I recently learned a trick to create analog reverb/echo that doesn’t use a digital plugin.
As part of the Disquiet Junto group, I heard about sound design legend Walter Murch’s trick for adding ambience to a sound recorded in a studio.
I love old studio tricks and foley work etc so I had to give this a try.
Here’s a bit of messing around in my new 4x-as-big- studio:
Here’s a video of Murch describing the technique:
Originally I was going to try to use some of my cassette field recorders to do this entirely analog. But alas, my decks won’t record with their varispeed controls enabled. So I had to find a digital method.
The simplest seemed to use sample rate (the digital analog of tape speed).
Set up my usual M/S array in my studio, and recorded at 44.1khz.
Switched my digital system to play back and record at 96khz. This raised the pitch of everything I recorded in step 1. This is necessary for the trick to work.
Set up my M/S mic array in the middle of the room and played back the recording from step 1 which was sped up in step 2, recording at 96khz. The purpose of this step is to record the room echo.

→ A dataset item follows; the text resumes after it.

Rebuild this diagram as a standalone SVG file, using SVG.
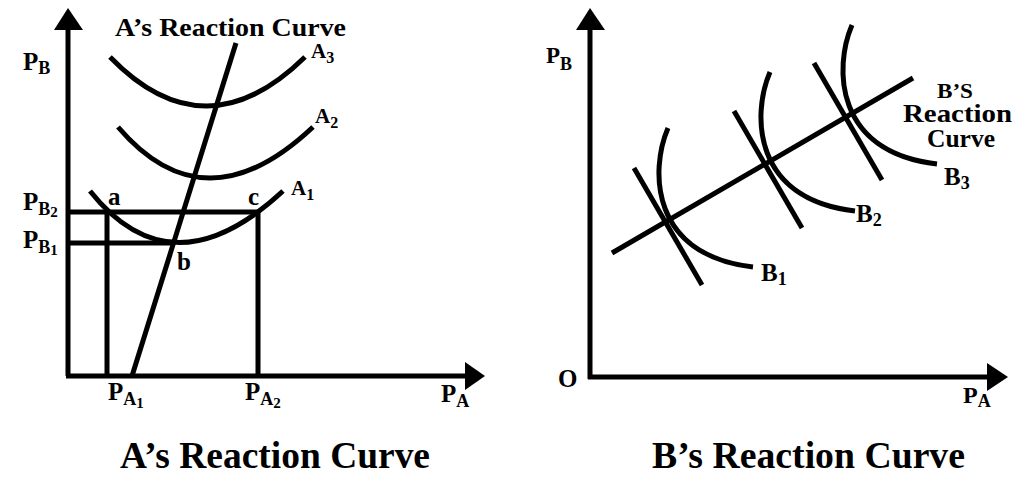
<svg xmlns="http://www.w3.org/2000/svg" width="1024" height="483" viewBox="0 0 1024 483">
<style>
.ln{fill:none;stroke:#000;stroke-width:5;stroke-linecap:butt}
.ax{fill:none;stroke:#000;stroke-width:5}
.t{font-family:"Liberation Serif","Times New Roman",serif;font-weight:bold;fill:#000}
</style>
<defs>
<path id="bcurve" class="ln" d="M668,128 C650,170 650,255 753,267"/>
<path id="tline" class="ln" d="M634,168 L702,285"/>
</defs>
<rect width="1024" height="483" fill="#fff"/>

<g id="left-axes">
<path class="ax" d="M68,376 V28 M66,376 H467"/>
<polygon points="68,8 54,30 83,30"/>
<polygon points="485,376 465,362 465,390"/>
</g>

<g id="left-curves">
<path class="ln" d="M110,57 Q205,155 305,57"/>
<path class="ln" d="M118,127 Q205,229 313,127"/>
<path class="ln" d="M90,191 Q172,294 283,191"/>
<path class="ln" d="M236,43 L132,376"/>
<path class="ln" d="M68,212 H258 M68,243 H175 M107,212 V376 M258,212 V376"/>
</g>

<g id="left-labels">
<text class="t" x="115" y="36" font-size="26" textLength="231" lengthAdjust="spacingAndGlyphs">A’s Reaction Curve</text>
<text class="t" x="23" y="70" font-size="25">P<tspan font-size="18" dy="4">B</tspan></text>
<text class="t" x="23" y="210" font-size="25">P<tspan font-size="18" dy="5">B</tspan><tspan font-size="15" dy="2">2</tspan></text>
<text class="t" x="23" y="248" font-size="25">P<tspan font-size="18" dy="5">B</tspan><tspan font-size="15" dy="2">1</tspan></text>
<text class="t" x="108" y="400" font-size="25">P<tspan font-size="18" dy="5">A</tspan><tspan font-size="15" dy="3">1</tspan></text>
<text class="t" x="245" y="400" font-size="25">P<tspan font-size="18" dy="5">A</tspan><tspan font-size="15" dy="3">2</tspan></text>
<text class="t" x="441" y="402" font-size="25">P<tspan font-size="18" dy="5">A</tspan></text>
<text class="t" x="108" y="205" font-size="25">a</text>
<text class="t" x="248" y="205" font-size="25">c</text>
<text class="t" x="177" y="270" font-size="25">b</text>
<text class="t" x="311" y="58" font-size="21">A<tspan font-size="16" dy="5">3</tspan></text>
<text class="t" x="315" y="123" font-size="21">A<tspan font-size="16" dy="5">2</tspan></text>
<text class="t" x="291" y="195" font-size="21">A<tspan font-size="16" dy="5">1</tspan></text>
<text class="t" x="120" y="468" font-size="38" textLength="310" lengthAdjust="spacingAndGlyphs">A’s Reaction Curve</text>
</g>

<g id="right-axes">
<path class="ax" d="M590,379 V28 M588,377 H989"/>
<polygon points="590,8 576,30 605,30"/>
<polygon points="1008,377 987,363 987,391"/>
</g>

<g id="right-curves">
<path class="ln" d="M612,253 L913,78"/>
<use href="#bcurve"/>
<use href="#bcurve" transform="translate(102,-56)"/>
<use href="#bcurve" transform="translate(184,-103)"/>
<use href="#tline"/>
<use href="#tline" transform="translate(100,-57)"/>
<use href="#tline" transform="translate(180,-105)"/>
</g>

<g id="right-labels">
<text class="t" x="546" y="63" font-size="23">P<tspan font-size="18" dy="7">B</tspan></text>
<text class="t" x="558" y="387" font-size="25">O</text>
<text class="t" x="963" y="403" font-size="24">P<tspan font-size="18" dy="4">A</tspan></text>
<text class="t" x="761" y="281" font-size="25">B<tspan font-size="18" dy="4">1</tspan></text>
<text class="t" x="856" y="222" font-size="25">B<tspan font-size="18" dy="4">2</tspan></text>
<text class="t" x="944" y="185" font-size="25">B<tspan font-size="18" dy="4">3</tspan></text>
<text class="t" x="937" y="98" font-size="22" textLength="36" lengthAdjust="spacingAndGlyphs">B’S</text>
<text class="t" x="903" y="122" font-size="25" textLength="109" lengthAdjust="spacingAndGlyphs">Reaction</text>
<text class="t" x="927" y="147" font-size="25" textLength="68" lengthAdjust="spacingAndGlyphs">Curve</text>
<text class="t" x="652" y="468" font-size="38" textLength="313" lengthAdjust="spacingAndGlyphs">B’s Reaction Curve</text>
</g>
</svg>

Switched the digital system back to play at 44.1khz, bringing everything back down to pitch but, importantly, lowering the pitch and extending the response time of the room echo recorded in step 3. This makes the room sound much much larger.
The trick added a fair bit of noise to the sound, but wasn’t really grating, more a “hushhhhh” than a “hiss.” I can imagine circumstances where I’d even love that sound. I used a shelf EQ to back it off just a little though.
In my recording at the top of this post there are a couple finger snaps at the beginning. For one set of snaps I removed the echo trick so you can hear what the original room sounds like all alone and compare the difference.
I really loved the result of this. It will definitely ruin the sound of reverb plugins for me.